## Part of a data file
--

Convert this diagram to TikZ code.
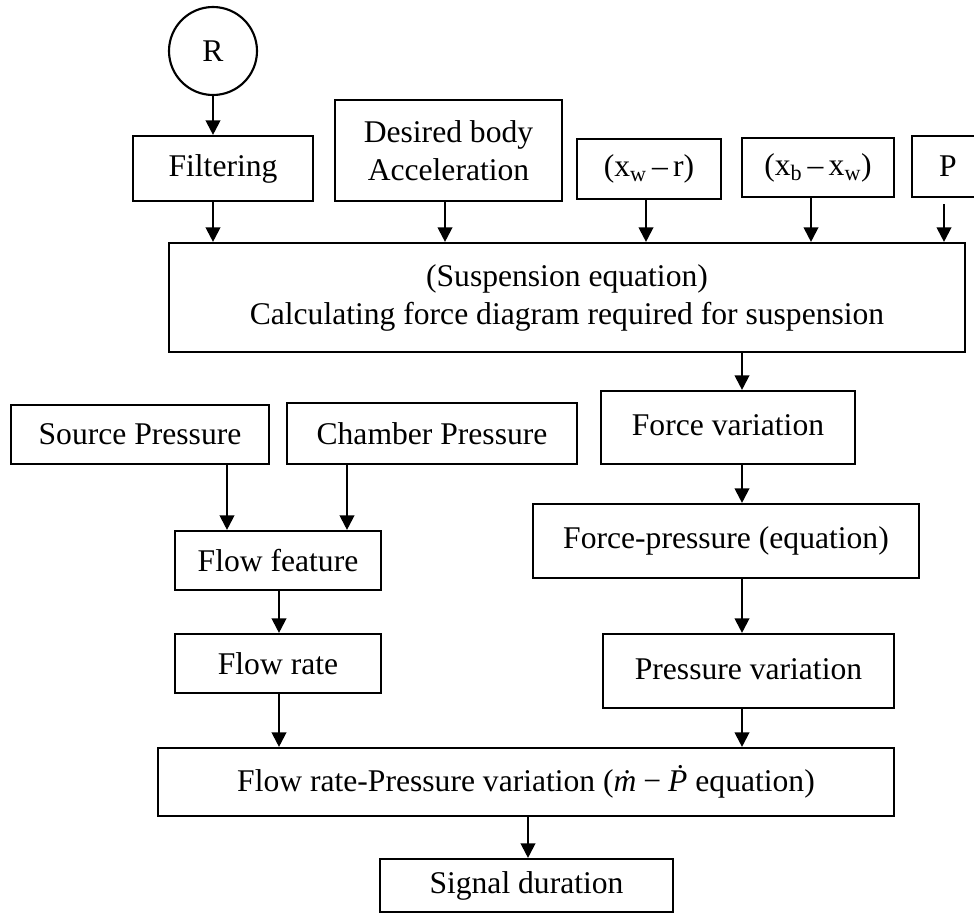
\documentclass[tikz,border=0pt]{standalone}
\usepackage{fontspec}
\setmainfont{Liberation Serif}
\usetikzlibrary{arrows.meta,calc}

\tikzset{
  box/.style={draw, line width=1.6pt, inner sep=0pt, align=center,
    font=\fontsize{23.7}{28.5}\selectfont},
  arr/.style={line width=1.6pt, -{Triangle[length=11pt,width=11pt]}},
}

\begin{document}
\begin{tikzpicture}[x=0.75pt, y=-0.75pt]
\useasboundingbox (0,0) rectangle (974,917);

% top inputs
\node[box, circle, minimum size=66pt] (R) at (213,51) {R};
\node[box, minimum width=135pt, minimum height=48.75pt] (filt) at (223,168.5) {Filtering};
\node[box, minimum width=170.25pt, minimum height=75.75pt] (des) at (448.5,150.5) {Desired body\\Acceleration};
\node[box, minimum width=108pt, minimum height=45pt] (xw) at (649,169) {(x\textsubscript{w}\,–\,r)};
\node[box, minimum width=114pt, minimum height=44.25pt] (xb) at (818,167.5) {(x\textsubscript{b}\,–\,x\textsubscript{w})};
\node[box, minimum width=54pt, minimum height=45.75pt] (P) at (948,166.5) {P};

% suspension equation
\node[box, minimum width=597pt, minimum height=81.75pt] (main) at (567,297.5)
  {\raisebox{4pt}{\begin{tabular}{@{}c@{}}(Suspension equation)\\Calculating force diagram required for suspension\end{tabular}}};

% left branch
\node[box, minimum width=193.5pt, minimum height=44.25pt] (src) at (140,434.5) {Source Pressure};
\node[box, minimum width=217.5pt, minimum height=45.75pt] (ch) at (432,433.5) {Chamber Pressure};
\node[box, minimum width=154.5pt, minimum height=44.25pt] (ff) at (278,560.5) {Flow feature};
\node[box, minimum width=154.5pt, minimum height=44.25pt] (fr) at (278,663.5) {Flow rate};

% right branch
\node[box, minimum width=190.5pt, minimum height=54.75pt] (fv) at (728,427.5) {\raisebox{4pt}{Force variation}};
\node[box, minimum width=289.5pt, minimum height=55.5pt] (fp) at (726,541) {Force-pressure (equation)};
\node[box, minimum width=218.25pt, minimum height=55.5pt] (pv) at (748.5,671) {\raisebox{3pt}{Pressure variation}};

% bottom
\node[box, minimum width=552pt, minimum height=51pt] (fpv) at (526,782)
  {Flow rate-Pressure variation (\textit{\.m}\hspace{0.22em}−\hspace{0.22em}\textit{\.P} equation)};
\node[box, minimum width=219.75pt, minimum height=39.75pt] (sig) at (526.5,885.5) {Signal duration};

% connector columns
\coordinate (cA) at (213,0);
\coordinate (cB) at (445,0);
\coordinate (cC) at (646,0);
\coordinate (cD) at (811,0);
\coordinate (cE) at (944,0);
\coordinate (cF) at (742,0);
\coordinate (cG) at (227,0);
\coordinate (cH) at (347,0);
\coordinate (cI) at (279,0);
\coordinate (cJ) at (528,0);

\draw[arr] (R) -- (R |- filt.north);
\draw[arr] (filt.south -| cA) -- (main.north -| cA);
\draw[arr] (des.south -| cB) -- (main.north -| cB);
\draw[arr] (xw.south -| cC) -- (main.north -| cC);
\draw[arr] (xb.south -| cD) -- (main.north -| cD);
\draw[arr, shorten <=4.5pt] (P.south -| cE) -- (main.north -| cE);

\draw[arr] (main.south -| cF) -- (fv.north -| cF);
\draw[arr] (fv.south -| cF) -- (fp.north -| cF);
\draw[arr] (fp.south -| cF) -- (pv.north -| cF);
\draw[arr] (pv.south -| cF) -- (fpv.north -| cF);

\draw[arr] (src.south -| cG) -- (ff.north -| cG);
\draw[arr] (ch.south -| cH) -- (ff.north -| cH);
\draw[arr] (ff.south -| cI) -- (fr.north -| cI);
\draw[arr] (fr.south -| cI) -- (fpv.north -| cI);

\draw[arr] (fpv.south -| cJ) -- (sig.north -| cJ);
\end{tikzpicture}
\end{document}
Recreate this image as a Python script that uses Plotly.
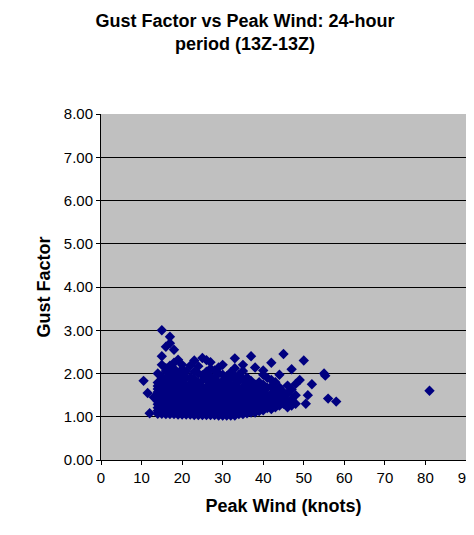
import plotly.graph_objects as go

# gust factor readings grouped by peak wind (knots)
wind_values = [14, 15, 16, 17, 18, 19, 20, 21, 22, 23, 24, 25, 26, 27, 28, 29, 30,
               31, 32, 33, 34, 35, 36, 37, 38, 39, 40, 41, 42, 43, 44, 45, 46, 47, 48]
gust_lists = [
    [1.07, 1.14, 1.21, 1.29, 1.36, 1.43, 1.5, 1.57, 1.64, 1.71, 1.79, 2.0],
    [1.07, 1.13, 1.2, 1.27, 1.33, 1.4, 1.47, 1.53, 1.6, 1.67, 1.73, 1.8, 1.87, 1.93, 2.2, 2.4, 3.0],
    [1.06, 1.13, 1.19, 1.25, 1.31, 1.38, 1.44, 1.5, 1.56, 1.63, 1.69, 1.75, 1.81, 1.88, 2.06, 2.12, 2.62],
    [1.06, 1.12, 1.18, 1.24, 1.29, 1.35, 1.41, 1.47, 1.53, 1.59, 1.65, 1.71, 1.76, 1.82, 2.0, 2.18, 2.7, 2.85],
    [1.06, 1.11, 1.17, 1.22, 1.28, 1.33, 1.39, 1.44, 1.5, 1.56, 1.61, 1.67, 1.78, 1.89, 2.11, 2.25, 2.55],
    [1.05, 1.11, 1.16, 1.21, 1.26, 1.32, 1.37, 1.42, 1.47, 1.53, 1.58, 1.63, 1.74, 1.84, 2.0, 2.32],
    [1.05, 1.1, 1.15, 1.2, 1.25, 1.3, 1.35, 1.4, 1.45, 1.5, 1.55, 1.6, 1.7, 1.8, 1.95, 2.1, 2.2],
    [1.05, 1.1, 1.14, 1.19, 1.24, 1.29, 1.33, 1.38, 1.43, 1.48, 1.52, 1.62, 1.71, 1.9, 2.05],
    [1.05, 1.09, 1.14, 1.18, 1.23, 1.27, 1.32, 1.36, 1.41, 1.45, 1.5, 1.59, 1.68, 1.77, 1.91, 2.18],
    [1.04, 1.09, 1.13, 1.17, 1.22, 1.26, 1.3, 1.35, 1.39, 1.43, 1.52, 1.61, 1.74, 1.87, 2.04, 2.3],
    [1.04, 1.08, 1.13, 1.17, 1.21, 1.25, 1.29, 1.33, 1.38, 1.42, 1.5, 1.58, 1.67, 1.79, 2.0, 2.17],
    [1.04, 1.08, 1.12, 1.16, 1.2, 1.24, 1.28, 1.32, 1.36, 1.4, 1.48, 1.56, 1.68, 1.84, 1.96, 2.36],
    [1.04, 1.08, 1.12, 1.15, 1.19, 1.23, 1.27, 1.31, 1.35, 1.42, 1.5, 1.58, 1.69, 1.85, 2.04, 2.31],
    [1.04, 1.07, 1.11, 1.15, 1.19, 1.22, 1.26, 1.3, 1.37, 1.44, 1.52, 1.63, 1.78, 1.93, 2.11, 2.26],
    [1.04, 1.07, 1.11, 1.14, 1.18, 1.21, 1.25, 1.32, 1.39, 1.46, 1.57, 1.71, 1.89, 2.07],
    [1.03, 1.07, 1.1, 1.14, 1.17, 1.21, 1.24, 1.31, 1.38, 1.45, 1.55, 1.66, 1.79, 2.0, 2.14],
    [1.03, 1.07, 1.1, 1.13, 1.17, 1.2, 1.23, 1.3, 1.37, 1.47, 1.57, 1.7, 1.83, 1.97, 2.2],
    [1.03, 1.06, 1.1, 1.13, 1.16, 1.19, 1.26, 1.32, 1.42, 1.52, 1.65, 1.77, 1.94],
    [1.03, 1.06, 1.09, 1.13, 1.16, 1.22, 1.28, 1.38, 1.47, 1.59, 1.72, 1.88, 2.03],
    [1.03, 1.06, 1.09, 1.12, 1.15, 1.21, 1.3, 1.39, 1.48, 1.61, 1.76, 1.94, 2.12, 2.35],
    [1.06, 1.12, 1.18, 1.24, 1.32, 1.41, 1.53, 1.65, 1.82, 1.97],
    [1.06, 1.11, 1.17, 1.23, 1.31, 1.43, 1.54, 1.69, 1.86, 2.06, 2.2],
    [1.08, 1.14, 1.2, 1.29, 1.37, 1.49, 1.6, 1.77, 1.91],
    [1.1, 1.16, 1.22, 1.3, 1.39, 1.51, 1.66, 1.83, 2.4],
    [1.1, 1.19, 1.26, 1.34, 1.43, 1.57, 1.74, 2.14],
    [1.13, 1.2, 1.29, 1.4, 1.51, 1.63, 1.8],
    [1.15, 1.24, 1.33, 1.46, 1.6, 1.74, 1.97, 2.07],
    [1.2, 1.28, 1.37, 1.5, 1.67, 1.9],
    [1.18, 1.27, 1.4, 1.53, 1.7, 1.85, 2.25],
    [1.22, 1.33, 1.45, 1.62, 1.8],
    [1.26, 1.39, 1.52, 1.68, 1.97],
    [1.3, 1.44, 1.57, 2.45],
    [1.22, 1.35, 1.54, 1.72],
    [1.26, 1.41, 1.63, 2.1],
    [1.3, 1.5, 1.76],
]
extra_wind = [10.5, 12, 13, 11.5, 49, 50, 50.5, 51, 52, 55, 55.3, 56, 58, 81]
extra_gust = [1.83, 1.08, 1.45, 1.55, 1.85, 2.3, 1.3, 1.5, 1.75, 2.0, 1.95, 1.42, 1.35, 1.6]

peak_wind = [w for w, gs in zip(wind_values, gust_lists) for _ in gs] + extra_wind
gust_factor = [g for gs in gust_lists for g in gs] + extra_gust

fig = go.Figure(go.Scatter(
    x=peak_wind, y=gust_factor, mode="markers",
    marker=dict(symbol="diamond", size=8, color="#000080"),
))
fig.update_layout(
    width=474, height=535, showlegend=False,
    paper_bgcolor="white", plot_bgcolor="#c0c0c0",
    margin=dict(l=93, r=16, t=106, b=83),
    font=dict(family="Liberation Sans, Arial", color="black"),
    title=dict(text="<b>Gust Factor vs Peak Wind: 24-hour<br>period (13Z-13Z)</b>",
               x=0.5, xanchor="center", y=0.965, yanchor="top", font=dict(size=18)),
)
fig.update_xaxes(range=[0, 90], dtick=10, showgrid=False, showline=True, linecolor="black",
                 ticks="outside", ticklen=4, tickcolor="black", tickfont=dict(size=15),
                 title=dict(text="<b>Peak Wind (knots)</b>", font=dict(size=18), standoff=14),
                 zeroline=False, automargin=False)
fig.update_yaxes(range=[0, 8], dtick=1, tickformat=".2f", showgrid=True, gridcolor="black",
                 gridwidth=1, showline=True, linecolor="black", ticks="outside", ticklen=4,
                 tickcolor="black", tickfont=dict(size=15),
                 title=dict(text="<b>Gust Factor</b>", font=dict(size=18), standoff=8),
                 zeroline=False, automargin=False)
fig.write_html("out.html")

--

## REQUIRED WORK
Without the pictures, write out exactly the lines from the one that has "Recreate this image" down to the one that has "import plotly.graph_objects as go", both included.

## TASK RESPONSE
Recreate this image as a Python script that uses Plotly.
import plotly.graph_objects as go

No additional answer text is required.